Unjust Enrichment Claim Evaluation

The court examined the unjust enrichment claim made by the Borrowers against Proctor Financial, which was based on the premise that Proctor received kickbacks for force-placing insurance on properties that were already adequately insured. The court noted that this claim was contingent upon the existence of a breach of contract claim. Since the court had already determined that the Bank did not unreasonably reject the Borrowers' insurance policy, there was no valid breach of contract. Consequently, the foundation of the unjust enrichment claim crumbled, leading the court to dismiss this claim as well.

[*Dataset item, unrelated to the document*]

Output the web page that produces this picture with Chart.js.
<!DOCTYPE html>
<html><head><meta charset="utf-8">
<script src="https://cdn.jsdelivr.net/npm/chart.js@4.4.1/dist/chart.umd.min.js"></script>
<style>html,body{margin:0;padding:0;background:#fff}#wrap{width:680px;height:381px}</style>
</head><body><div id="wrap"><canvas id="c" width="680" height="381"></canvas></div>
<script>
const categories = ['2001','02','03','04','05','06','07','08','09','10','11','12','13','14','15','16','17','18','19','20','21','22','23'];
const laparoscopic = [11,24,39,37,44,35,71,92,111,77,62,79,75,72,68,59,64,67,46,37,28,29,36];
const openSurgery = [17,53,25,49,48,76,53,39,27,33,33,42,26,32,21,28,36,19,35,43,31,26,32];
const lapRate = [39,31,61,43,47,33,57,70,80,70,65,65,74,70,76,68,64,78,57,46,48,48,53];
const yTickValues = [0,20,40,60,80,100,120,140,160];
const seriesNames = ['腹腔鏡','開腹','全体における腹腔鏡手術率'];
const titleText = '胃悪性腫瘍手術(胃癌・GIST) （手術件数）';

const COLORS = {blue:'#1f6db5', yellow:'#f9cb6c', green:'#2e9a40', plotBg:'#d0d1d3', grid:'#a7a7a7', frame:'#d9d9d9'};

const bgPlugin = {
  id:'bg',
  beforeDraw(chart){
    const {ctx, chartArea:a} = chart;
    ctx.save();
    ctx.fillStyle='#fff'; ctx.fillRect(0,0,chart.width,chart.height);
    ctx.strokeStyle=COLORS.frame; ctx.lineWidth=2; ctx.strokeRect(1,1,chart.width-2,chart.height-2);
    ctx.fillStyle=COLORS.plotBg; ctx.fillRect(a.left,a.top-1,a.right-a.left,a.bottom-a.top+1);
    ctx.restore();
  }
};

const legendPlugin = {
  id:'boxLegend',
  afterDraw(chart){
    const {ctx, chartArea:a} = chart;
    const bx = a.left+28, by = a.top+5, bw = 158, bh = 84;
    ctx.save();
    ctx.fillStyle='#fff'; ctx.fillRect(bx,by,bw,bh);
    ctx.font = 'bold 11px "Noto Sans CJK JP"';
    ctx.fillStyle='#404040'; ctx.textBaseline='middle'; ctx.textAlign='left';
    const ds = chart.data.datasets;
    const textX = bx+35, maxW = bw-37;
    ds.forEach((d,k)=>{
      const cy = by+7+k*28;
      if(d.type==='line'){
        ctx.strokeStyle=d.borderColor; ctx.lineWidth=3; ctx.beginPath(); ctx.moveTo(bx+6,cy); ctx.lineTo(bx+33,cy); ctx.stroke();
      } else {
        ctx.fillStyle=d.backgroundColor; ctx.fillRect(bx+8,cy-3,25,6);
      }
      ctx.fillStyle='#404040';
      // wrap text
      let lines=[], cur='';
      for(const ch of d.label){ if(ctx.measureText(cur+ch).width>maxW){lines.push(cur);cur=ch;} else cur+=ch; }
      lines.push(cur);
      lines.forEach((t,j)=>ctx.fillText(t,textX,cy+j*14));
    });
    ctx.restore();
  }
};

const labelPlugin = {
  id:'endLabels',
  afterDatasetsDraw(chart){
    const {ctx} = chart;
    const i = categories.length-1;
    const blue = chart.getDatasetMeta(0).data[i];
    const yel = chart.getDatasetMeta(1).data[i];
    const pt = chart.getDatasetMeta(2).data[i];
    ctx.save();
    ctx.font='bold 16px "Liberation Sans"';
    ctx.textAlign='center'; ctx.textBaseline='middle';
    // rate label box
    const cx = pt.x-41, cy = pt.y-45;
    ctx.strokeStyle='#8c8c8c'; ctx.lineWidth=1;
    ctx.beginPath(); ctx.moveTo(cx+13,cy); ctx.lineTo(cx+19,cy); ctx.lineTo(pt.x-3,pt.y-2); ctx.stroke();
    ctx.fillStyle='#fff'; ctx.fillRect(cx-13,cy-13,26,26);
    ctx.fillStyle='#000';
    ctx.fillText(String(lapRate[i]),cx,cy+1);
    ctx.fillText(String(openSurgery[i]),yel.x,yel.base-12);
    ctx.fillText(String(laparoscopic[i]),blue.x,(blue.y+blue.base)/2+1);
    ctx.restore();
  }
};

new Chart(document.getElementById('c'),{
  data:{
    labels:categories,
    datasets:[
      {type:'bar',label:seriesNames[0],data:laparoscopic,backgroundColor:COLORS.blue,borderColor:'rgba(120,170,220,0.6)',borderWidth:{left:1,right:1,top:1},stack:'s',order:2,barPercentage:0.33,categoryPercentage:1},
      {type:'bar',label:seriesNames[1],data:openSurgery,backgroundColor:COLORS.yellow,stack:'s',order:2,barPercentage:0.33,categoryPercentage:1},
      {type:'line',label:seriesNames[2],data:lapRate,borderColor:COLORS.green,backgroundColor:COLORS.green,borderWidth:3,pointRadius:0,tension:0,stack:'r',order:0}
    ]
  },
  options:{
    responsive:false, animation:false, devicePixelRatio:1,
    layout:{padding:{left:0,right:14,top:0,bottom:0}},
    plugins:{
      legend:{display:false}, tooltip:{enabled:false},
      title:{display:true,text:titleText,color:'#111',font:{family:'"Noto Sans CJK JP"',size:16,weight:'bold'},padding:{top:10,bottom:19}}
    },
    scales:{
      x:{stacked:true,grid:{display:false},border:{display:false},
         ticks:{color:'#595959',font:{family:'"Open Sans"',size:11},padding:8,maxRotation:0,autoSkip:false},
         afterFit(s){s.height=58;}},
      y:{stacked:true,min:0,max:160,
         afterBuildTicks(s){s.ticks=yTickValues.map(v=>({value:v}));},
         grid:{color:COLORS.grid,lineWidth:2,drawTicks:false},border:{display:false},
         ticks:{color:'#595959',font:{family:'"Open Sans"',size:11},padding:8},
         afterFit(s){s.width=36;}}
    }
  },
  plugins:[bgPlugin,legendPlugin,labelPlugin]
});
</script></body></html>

The court concluded that allowing Proctor to retain payments related to the force-placed insurance would not be unjust given the circumstances surrounding the rejection of the Borrowers' original policy.

Final Conclusion on Dismissal

Ultimately, the court granted the Defendants' motions to dismiss, concluding that the Borrowers failed to state a claim upon which relief could be granted. The court determined that the Borrowers' allegations did not demonstrate that the Bank's actions were unreasonable or that the Defendants had engaged in any unfair or deceptive practices. Furthermore, the court found that the lack of a breach of contract claim undermined the other claims, including those under FDUTPA, TILA, and unjust enrichment. As a result, the court dismissed the Borrowers' amended complaint with prejudice, meaning they could not bring the same claims again in the future. This ruling underscored the importance of adhering to contract terms and the reasonable exercise of discretion by lenders in insurance matters.